## Written task:
Filter the records below for the word "code". Copy each line that holds it.
___ Data provided
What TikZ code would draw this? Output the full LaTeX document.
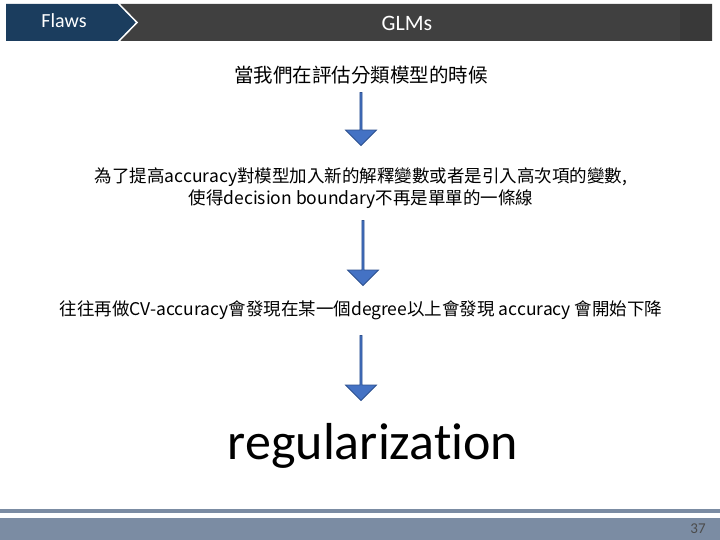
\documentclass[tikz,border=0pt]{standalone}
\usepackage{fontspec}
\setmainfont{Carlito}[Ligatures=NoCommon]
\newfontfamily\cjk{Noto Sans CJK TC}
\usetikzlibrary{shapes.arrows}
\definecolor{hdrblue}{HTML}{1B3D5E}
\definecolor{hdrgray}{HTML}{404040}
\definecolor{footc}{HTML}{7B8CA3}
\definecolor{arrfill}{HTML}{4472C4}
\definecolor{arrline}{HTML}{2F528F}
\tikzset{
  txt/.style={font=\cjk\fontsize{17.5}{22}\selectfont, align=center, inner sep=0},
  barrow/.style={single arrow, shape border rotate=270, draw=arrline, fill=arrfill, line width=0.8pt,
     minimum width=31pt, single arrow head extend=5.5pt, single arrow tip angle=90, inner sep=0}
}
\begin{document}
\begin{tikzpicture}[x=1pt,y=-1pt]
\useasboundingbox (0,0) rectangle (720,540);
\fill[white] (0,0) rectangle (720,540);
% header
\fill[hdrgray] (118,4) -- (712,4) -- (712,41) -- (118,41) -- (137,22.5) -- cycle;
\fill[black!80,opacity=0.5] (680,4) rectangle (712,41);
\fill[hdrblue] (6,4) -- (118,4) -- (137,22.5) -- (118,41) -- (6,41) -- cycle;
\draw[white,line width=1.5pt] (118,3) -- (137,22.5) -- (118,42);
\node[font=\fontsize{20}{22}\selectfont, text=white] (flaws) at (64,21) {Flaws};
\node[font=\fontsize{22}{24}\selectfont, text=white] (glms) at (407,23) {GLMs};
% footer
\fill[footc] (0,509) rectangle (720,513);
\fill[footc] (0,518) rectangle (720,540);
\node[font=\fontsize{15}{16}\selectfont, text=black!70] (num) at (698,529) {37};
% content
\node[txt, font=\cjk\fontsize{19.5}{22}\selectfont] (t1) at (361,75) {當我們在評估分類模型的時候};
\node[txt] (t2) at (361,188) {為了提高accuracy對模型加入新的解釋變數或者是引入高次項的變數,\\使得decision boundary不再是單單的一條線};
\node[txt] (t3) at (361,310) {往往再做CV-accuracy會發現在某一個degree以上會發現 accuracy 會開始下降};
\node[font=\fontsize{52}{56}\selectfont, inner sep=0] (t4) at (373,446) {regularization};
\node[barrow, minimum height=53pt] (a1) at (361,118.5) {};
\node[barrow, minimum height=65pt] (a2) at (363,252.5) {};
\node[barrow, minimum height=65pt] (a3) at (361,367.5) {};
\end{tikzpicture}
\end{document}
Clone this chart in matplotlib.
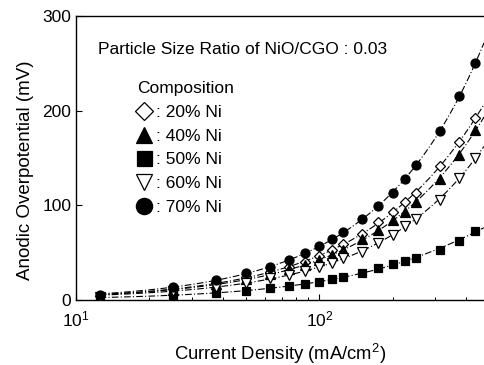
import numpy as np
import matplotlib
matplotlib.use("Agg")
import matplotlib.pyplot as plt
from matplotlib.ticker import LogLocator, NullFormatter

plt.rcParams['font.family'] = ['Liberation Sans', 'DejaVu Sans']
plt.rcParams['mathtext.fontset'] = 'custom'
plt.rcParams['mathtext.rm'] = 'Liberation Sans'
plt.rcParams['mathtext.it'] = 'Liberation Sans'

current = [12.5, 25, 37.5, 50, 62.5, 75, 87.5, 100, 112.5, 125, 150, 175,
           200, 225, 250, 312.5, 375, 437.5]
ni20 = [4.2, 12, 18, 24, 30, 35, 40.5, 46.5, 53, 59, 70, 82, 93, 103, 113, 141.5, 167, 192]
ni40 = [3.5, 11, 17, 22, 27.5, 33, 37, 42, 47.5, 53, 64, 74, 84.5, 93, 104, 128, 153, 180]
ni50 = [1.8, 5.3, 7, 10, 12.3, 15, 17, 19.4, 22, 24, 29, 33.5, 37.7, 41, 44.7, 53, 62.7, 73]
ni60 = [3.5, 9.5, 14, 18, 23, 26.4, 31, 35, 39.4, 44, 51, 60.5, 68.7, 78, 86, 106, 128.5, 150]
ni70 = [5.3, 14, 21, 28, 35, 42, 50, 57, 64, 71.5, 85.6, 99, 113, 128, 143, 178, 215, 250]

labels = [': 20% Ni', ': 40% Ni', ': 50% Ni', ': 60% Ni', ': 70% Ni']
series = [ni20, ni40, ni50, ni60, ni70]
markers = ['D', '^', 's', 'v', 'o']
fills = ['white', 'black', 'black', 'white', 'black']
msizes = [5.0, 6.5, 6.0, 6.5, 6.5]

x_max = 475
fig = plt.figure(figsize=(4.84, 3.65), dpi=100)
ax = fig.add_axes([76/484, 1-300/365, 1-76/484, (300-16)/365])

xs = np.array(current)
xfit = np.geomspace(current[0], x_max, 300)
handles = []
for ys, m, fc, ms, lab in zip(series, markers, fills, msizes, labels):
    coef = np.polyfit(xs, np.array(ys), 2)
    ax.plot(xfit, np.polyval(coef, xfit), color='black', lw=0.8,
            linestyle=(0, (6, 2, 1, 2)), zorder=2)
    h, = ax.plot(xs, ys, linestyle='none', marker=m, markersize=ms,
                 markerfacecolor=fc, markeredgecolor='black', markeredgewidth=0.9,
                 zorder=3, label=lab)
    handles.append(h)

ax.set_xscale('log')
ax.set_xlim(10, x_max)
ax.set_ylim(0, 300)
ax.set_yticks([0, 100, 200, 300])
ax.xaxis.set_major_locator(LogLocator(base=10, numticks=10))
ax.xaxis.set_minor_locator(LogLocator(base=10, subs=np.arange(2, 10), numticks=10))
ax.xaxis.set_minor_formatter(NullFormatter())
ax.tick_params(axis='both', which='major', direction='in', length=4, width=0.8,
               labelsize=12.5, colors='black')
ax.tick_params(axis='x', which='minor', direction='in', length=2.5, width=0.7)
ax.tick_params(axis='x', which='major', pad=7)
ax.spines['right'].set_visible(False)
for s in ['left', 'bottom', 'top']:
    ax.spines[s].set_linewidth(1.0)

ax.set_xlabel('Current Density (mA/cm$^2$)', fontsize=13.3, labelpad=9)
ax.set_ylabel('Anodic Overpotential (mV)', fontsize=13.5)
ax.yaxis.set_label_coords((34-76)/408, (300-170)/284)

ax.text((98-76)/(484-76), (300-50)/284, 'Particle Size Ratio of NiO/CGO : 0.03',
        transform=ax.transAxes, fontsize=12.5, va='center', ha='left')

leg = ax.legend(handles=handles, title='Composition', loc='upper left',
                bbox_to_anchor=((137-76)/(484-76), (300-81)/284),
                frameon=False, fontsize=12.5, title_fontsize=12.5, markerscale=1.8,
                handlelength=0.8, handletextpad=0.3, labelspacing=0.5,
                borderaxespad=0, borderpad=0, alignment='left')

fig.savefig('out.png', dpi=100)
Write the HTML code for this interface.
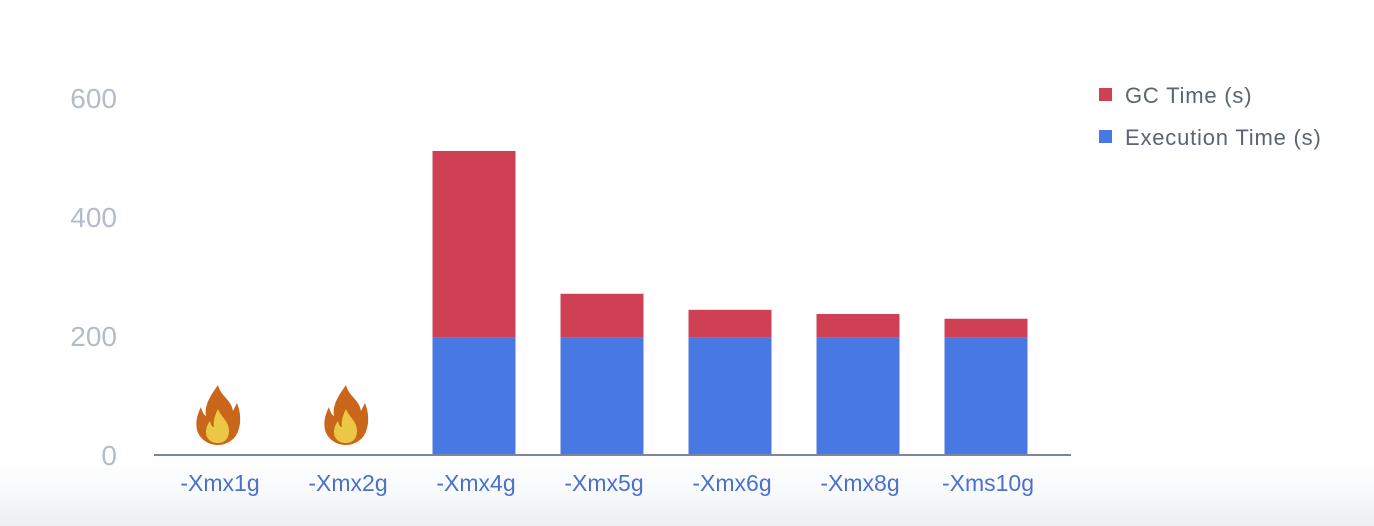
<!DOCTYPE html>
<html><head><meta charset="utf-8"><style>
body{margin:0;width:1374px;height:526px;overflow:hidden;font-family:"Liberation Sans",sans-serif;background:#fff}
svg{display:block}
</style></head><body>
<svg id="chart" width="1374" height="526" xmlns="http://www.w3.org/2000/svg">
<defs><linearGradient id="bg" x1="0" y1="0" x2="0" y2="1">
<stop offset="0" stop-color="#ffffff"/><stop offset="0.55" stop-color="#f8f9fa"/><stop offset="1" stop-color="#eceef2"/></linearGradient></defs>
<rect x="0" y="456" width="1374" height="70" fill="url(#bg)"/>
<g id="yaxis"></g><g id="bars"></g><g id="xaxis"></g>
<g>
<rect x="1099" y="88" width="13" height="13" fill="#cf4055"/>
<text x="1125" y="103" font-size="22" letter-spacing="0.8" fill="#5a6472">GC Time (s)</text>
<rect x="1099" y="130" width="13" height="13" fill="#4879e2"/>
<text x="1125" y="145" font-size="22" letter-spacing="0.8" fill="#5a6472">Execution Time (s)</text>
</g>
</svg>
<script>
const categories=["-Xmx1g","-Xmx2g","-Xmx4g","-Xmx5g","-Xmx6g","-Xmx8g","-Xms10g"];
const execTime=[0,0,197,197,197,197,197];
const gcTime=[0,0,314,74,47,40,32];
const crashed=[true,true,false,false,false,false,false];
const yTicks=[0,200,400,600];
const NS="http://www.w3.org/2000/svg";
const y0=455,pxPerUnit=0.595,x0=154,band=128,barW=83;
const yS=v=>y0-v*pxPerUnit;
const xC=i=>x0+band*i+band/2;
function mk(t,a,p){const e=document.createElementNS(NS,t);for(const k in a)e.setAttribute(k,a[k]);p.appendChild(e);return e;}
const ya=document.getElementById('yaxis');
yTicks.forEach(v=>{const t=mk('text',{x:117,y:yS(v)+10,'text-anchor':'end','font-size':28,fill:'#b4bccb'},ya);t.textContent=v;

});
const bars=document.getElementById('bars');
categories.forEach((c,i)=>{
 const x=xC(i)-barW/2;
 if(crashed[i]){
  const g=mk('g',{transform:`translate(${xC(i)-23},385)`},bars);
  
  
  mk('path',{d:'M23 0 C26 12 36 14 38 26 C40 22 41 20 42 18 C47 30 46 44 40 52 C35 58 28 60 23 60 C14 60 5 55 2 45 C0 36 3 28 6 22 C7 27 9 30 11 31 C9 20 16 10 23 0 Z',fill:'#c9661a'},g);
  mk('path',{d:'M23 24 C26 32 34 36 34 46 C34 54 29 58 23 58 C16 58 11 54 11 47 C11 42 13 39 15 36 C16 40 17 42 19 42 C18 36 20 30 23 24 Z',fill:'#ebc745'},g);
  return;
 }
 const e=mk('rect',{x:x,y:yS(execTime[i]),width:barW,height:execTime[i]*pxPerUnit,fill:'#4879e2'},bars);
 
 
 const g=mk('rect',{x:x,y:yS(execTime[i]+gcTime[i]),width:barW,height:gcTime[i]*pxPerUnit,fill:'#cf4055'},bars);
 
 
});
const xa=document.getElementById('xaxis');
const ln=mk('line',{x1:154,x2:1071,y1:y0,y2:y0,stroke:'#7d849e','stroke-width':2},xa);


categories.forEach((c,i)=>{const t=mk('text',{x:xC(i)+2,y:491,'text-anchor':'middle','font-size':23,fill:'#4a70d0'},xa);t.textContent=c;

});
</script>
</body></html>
______
## In response:
What TikZ code would draw this? Output the full LaTeX document.
Write the HTML code for this interface.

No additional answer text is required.